Count lines, not occurrences: give the number of lines holding the word "this", and nothing besides.

(Code that draws figures)
-- start --
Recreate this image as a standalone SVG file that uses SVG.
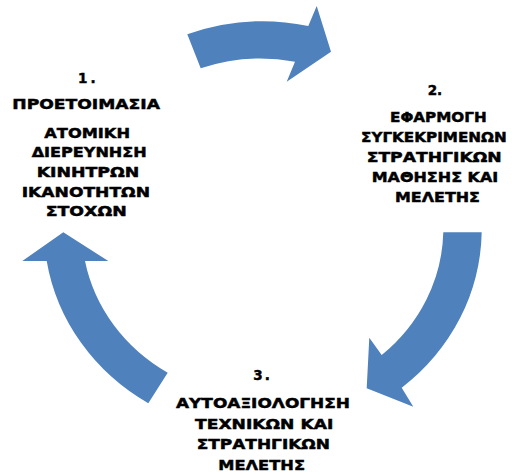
<svg xmlns="http://www.w3.org/2000/svg" width="519" height="475" viewBox="0 0 519 475">
<style>
.arrow{fill:#4F81BD;stroke:none}
.t{font-family:"DejaVu Sans","Liberation Sans",sans-serif;font-weight:bold;font-size:13.5px;fill:#000;stroke:#000;stroke-width:0.45px}
</style>
<rect width="519" height="475" fill="#fff"/>
<g id="connectors">
<path id="arrow-1-2" class="arrow" d="M187.3,34.3 A218,210 0 0 1 308.3,26 L316.7,6 L331,51.7 L286.7,81.7 L295,61.7 A180,172 0 0 0 200.7,68.3 Z"/>
<path id="arrow-2-3" class="arrow" d="M481.7,232.3 A218,205 0 0 1 401.7,387.7 L413.3,406.7 L366.7,388.3 L369.3,337.7 L381.7,355 A180,168 0 0 0 443.3,232.3 Z"/>
<path id="arrow-3-1" class="arrow" d="M46.7,261 A218,205 0 0 0 148.3,403.3 L167.7,372.7 A180,168 0 0 1 85,261 L108.3,261 L63.3,232.3 L22.3,261 Z"/>
</g>
<g id="node1">
<text class="t" x="78" y="83" letter-spacing="3">1.</text>
<text class="t" x="12.3" y="109" textLength="147.7" lengthAdjust="spacingAndGlyphs">ΠΡΟΕΤΟΙΜΑΣΙΑ</text>
<text class="t" x="44.3" y="138.3" textLength="85.7" lengthAdjust="spacingAndGlyphs">ΑΤΟΜΙΚΗ</text>
<text class="t" x="31.7" y="157.3" textLength="115" lengthAdjust="spacingAndGlyphs">ΔΙΕΡΕΥΝΗΣΗ</text>
<text class="t" x="36.7" y="176.7" textLength="102.6" lengthAdjust="spacingAndGlyphs">ΚΙΝΗΤΡΩΝ</text>
<text class="t" x="21.7" y="196.7" textLength="128.3" lengthAdjust="spacingAndGlyphs">ΙΚΑΝΟΤΗΤΩΝ</text>
<text class="t" x="45.7" y="216" textLength="81" lengthAdjust="spacingAndGlyphs">ΣΤΟΧΩΝ</text>
</g>
<g id="node2">
<text class="t" x="427.7" y="95">2.</text>
<text class="t" x="390" y="122" textLength="96.7" lengthAdjust="spacingAndGlyphs">ΕΦΑΡΜΟΓΗ</text>
<text class="t" x="361" y="141.7" textLength="145.7" lengthAdjust="spacingAndGlyphs">ΣΥΓΚΕΚΡΙΜΕΝΩΝ</text>
<text class="t" x="366.7" y="161.7" textLength="135" lengthAdjust="spacingAndGlyphs">ΣΤΡΑΤΗΓΙΚΩΝ</text>
<text class="t" x="371.7" y="181.7" textLength="126.6" lengthAdjust="spacingAndGlyphs">ΜΑΘΗΣΗΣ ΚΑΙ</text>
<text class="t" x="395" y="201.7" textLength="85" lengthAdjust="spacingAndGlyphs">ΜΕΛΕΤΗΣ</text>
</g>
<g id="node3">
<text class="t" x="253.3" y="380" letter-spacing="2">3.</text>
<text class="t" x="176" y="408.3" textLength="174" lengthAdjust="spacingAndGlyphs">ΑΥΤΟΑΞΙΟΛΟΓΗΣΗ</text>
<text class="t" x="195" y="429.3" textLength="138.3" lengthAdjust="spacingAndGlyphs">ΤΕΧΝΙΚΩΝ ΚΑΙ</text>
<text class="t" x="196.7" y="449.3" textLength="133.3" lengthAdjust="spacingAndGlyphs">ΣΤΡΑΤΗΓΙΚΩΝ</text>
<text class="t" x="218.3" y="470" textLength="86.7" lengthAdjust="spacingAndGlyphs">ΜΕΛΕΤΗΣ</text>
</g>
</svg>
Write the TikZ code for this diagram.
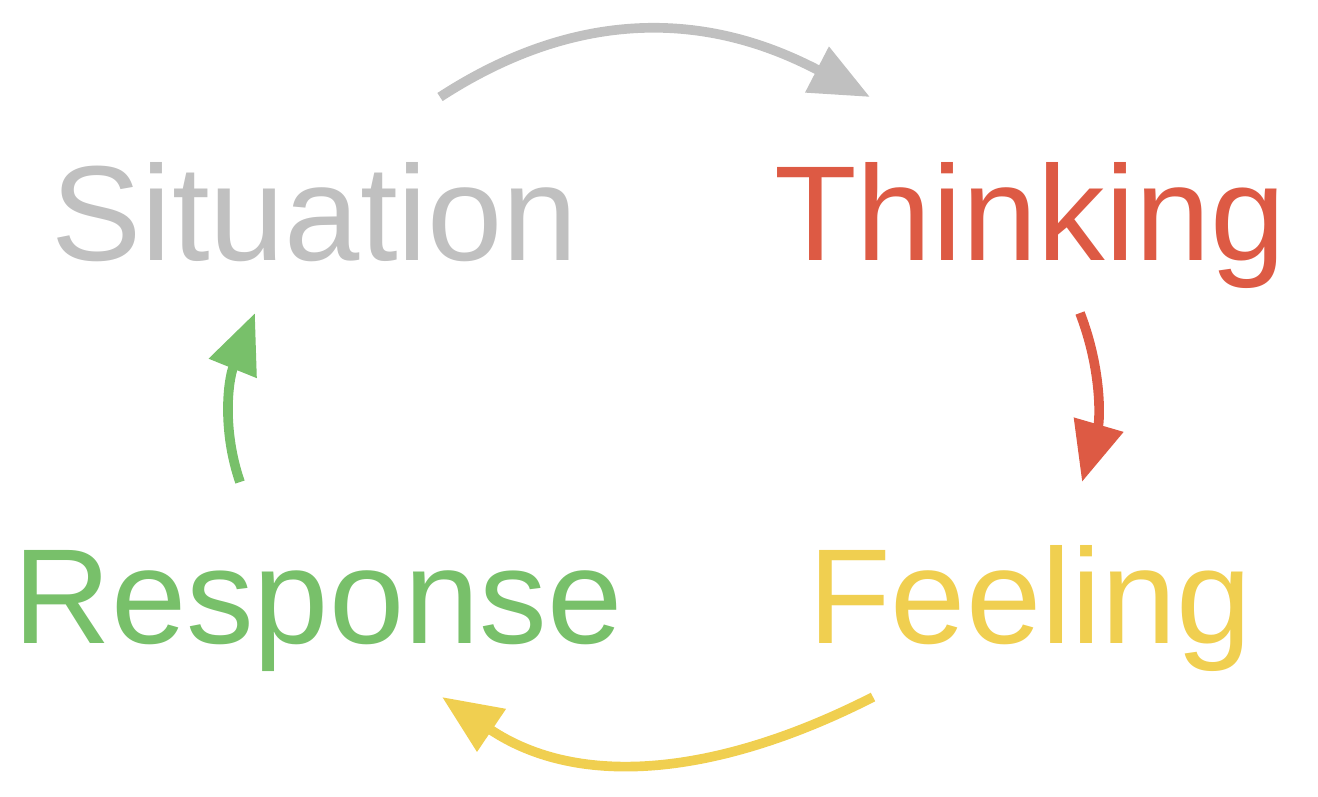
\documentclass[tikz,border=0pt]{standalone}
\usepackage{fontspec}
\setmainfont{Liberation Sans}
\usetikzlibrary{arrows.meta}
\definecolor{sitgray}{HTML}{C0C0C0}
\definecolor{thinkred}{HTML}{DD5A44}
\definecolor{feelyellow}{HTML}{F0CF50}
\definecolor{respgreen}{HTML}{78C06A}
\begin{document}
\begin{tikzpicture}
	[x=0.02cm, y=-0.02cm,
	word/.style ={anchor=base, inner sep=0pt, font=\fontsize{77}{90}\selectfont},
	cycle/.style ={line width=5.5pt, -{Triangle[length=34pt, width=28pt]}}]
	\useasboundingbox (0, 0) rectangle (1318, 796);
	\node[word, text=sitgray] (sit) at (315, 260) {Situation};
	\node[word, text=thinkred] (think) at (1030, 260) {Thinking};
	\node[word, text=feelyellow] (feel) at (1030, 643) {Feeling};
	\node[word, text=respgreen] (resp) at (318, 643) {Response};
	\coordinate (sitout) at (440, 97);
	\coordinate (thinkin) at (870, 97);
	\coordinate (thinkout) at (1080, 313);
	\coordinate (feelin) at (1082, 482);
	\coordinate (feelout) at (873, 697);
	\coordinate (respin) at (442, 697);
	\coordinate (respout) at (240, 482);
	\coordinate (sitin) at (255, 313);
	\draw[cycle, sitgray] (sitout) .. controls (620, -20) and (760, 40) .. (thinkin);
	\draw[cycle, thinkred] (thinkout) .. controls (1102, 370) and (1100, 420) .. (feelin);
	\draw[cycle, feelyellow] (feelout) .. controls (720, 775) and (580, 790) .. (respin);
	\draw[cycle, respgreen] (respout) .. controls (222, 430) and (228, 380) .. (sitin);
\end{tikzpicture}
\end{document}
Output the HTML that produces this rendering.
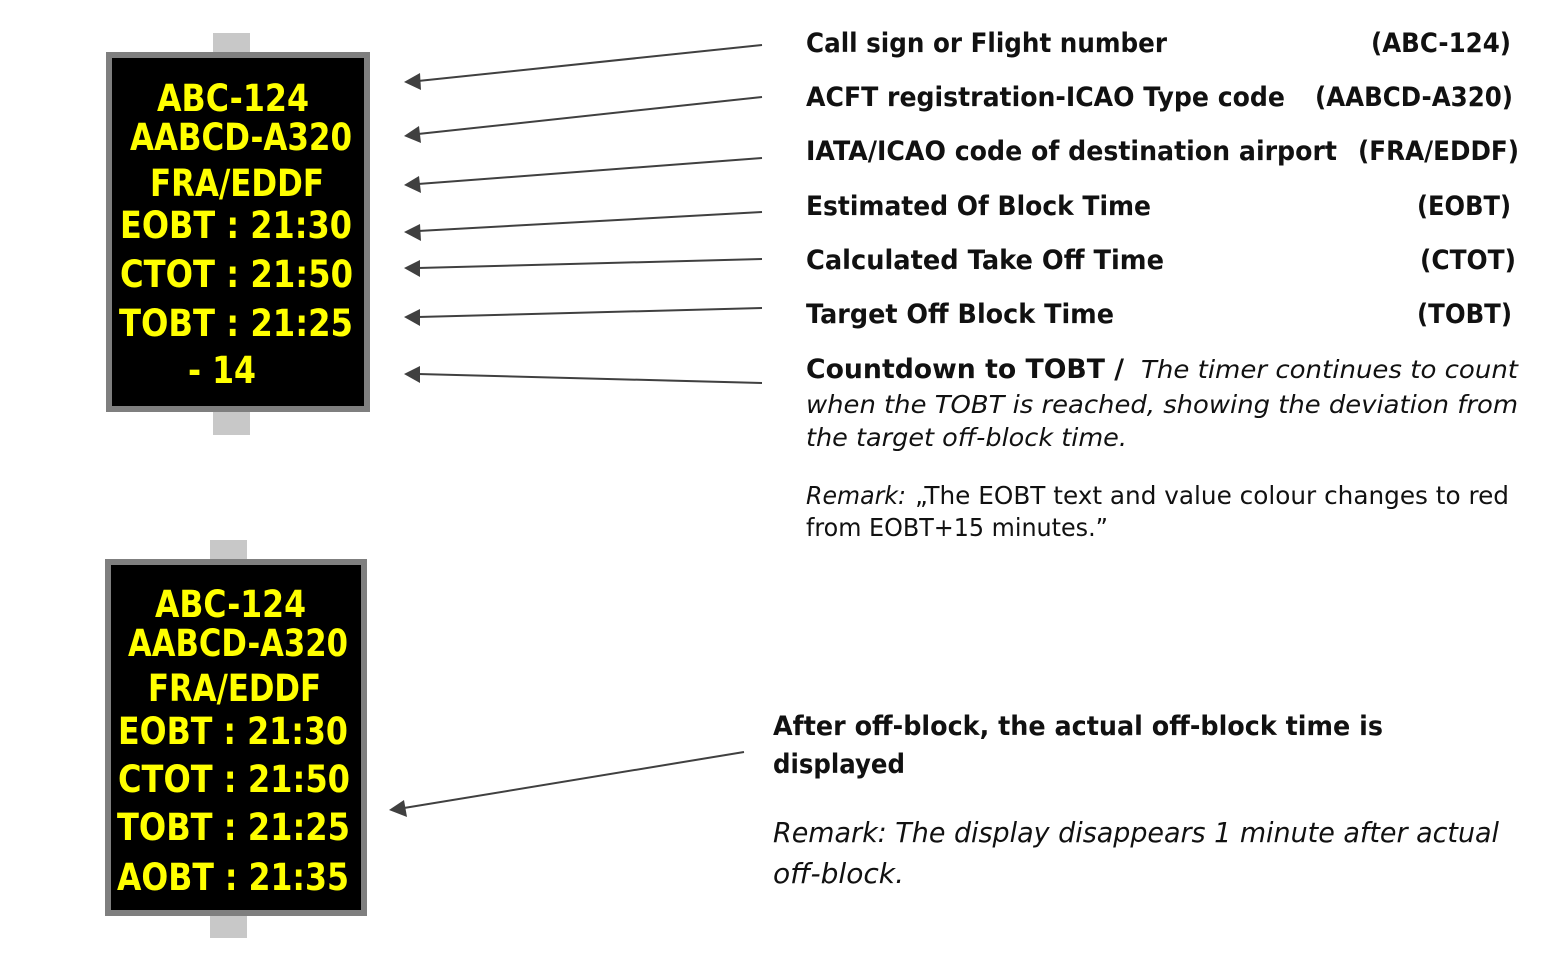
<!DOCTYPE html>
<html><head><meta charset="utf-8"><style>
html,body{margin:0;padding:0;background:#fff;}
svg{display:block;}
.d{font-family:"DejaVu Sans","Liberation Sans",sans-serif;font-weight:bold;font-size:37px;fill:#ffff00;}
.t{font-family:"DejaVu Sans","Liberation Sans",sans-serif;font-size:27px;fill:#111;}
.b{font-weight:bold;}
.i{font-style:italic;}
</style></head><body>
<svg width="1558" height="972" viewBox="0 0 1558 972" xmlns="http://www.w3.org/2000/svg">
<defs><marker id="ah" markerWidth="16" markerHeight="16" refX="16" refY="8" orient="auto" markerUnits="userSpaceOnUse"><path d="M0,0 L16,8 L0,16 Z" fill="#404040" transform="rotate(180 8 8)"/></marker></defs>
<!-- top display -->
<rect x="213" y="33" width="37" height="22" fill="#c8c8c8"/>
<rect x="213" y="408" width="37" height="27" fill="#c8c8c8"/>
<rect x="106" y="52" width="264" height="360" fill="#7f7f7f"/>
<rect x="112" y="58" width="252" height="348" fill="#000"/>
<text class="d" x="157" y="111" textLength="152" lengthAdjust="spacingAndGlyphs">ABC-124</text>
<text class="d" x="130" y="150" textLength="222" lengthAdjust="spacingAndGlyphs">AABCD-A320</text>
<text class="d" x="150" y="196" textLength="174" lengthAdjust="spacingAndGlyphs">FRA/EDDF</text>
<text class="d" x="120" y="238" textLength="232" lengthAdjust="spacingAndGlyphs">EOBT : 21:30</text>
<text class="d" x="120" y="287" textLength="233" lengthAdjust="spacingAndGlyphs">CTOT : 21:50</text>
<text class="d" x="119" y="336" textLength="234" lengthAdjust="spacingAndGlyphs">TOBT : 21:25</text>
<text class="d" x="188" y="383" textLength="68" lengthAdjust="spacingAndGlyphs">- 14</text>
<!-- bottom display -->
<rect x="210" y="540" width="37" height="22" fill="#c8c8c8"/>
<rect x="210" y="912" width="37" height="26" fill="#c8c8c8"/>
<rect x="105" y="559" width="262" height="357" fill="#7f7f7f"/>
<rect x="111" y="565" width="250" height="345" fill="#000"/>
<text class="d" x="155" y="617" textLength="151" lengthAdjust="spacingAndGlyphs">ABC-124</text>
<text class="d" x="128" y="656" textLength="220" lengthAdjust="spacingAndGlyphs">AABCD-A320</text>
<text class="d" x="148" y="701" textLength="173" lengthAdjust="spacingAndGlyphs">FRA/EDDF</text>
<text class="d" x="118" y="744" textLength="230" lengthAdjust="spacingAndGlyphs">EOBT : 21:30</text>
<text class="d" x="118" y="792" textLength="232" lengthAdjust="spacingAndGlyphs">CTOT : 21:50</text>
<text class="d" x="117" y="840" textLength="233" lengthAdjust="spacingAndGlyphs">TOBT : 21:25</text>
<text class="d" x="117" y="890" textLength="232" lengthAdjust="spacingAndGlyphs">AOBT : 21:35</text>
<!-- arrows -->
<g stroke="#404040" stroke-width="2" fill="none">
<line x1="762" y1="45" x2="418" y2="81"/>
<line x1="762" y1="97" x2="418" y2="134"/>
<line x1="762" y1="158" x2="418" y2="184"/>
<line x1="762" y1="212" x2="418" y2="231"/>
<line x1="762" y1="259" x2="418" y2="268"/>
<line x1="762" y1="308" x2="418" y2="317"/>
<line x1="762" y1="383" x2="418" y2="374"/>
<line x1="744" y1="752" x2="404" y2="808"/>
</g>
<g fill="#404040">
<path d="M404,82 L420,73 L421,90 Z"/>
<path d="M404,136 L419,126 L421,143 Z"/>
<path d="M404,185 L419,176 L421,193 Z"/>
<path d="M404,232 L420,224 L421,241 Z"/>
<path d="M404,268 L420,260 L420,277 Z"/>
<path d="M404,317 L420,309 L420,326 Z"/>
<path d="M404,374 L420,366 L420,383 Z"/>
<path d="M389,810 L404,800 L407,817 Z"/>
</g>
<!-- labels -->
<g class="t b">
<text x="806" y="52" textLength="361" lengthAdjust="spacingAndGlyphs">Call sign or Flight number</text>
<text x="1371" y="52" textLength="140" lengthAdjust="spacingAndGlyphs">(ABC-124)</text>
<text x="806" y="106" textLength="479" lengthAdjust="spacingAndGlyphs">ACFT registration-ICAO Type code</text>
<text x="1315" y="106" textLength="198" lengthAdjust="spacingAndGlyphs">(AABCD-A320)</text>
<text x="806" y="160" textLength="531" lengthAdjust="spacingAndGlyphs">IATA/ICAO code of destination airport</text>
<text x="1358" y="160" textLength="161" lengthAdjust="spacingAndGlyphs">(FRA/EDDF)</text>
<text x="806" y="215" textLength="345" lengthAdjust="spacingAndGlyphs">Estimated Of Block Time</text>
<text x="1417" y="215" textLength="94" lengthAdjust="spacingAndGlyphs">(EOBT)</text>
<text x="806" y="269" textLength="358" lengthAdjust="spacingAndGlyphs">Calculated Take Off Time</text>
<text x="1420" y="269" textLength="96" lengthAdjust="spacingAndGlyphs">(CTOT)</text>
<text x="806" y="323" textLength="308" lengthAdjust="spacingAndGlyphs">Target Off Block Time</text>
<text x="1417" y="323" textLength="95" lengthAdjust="spacingAndGlyphs">(TOBT)</text>
<text x="806" y="378" textLength="318" lengthAdjust="spacingAndGlyphs">Countdown to TOBT /</text>
<text x="773" y="735" textLength="610" lengthAdjust="spacingAndGlyphs">After off-block, the actual off-block time is</text>
<text x="773" y="773" textLength="132" lengthAdjust="spacingAndGlyphs">displayed</text>
</g>
<g class="t i" style="font-size:25px">
<text x="1141" y="378" textLength="377" lengthAdjust="spacingAndGlyphs">The timer continues to count</text>
<text x="806" y="413" textLength="712" lengthAdjust="spacingAndGlyphs">when the TOBT is reached, showing the deviation from</text>
<text x="806" y="446" textLength="321" lengthAdjust="spacingAndGlyphs">the target off-block time.</text>
<text x="806" y="504" textLength="100" lengthAdjust="spacingAndGlyphs">Remark:</text>
</g>
<g class="t" style="font-size:25px">
<text x="915" y="504" textLength="594" lengthAdjust="spacingAndGlyphs">„The EOBT text and value colour changes to red</text>
<text x="806" y="536" textLength="302" lengthAdjust="spacingAndGlyphs">from EOBT+15 minutes.”</text>
</g>
<g class="t i" style="font-size:28px">
<text x="773" y="842" textLength="726" lengthAdjust="spacingAndGlyphs">Remark: The display disappears 1 minute after actual</text>
<text x="773" y="883" textLength="131" lengthAdjust="spacingAndGlyphs">off-block.</text>
</g>
</svg>
</body></html>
-- end --
EXPECTED ANSWER => 3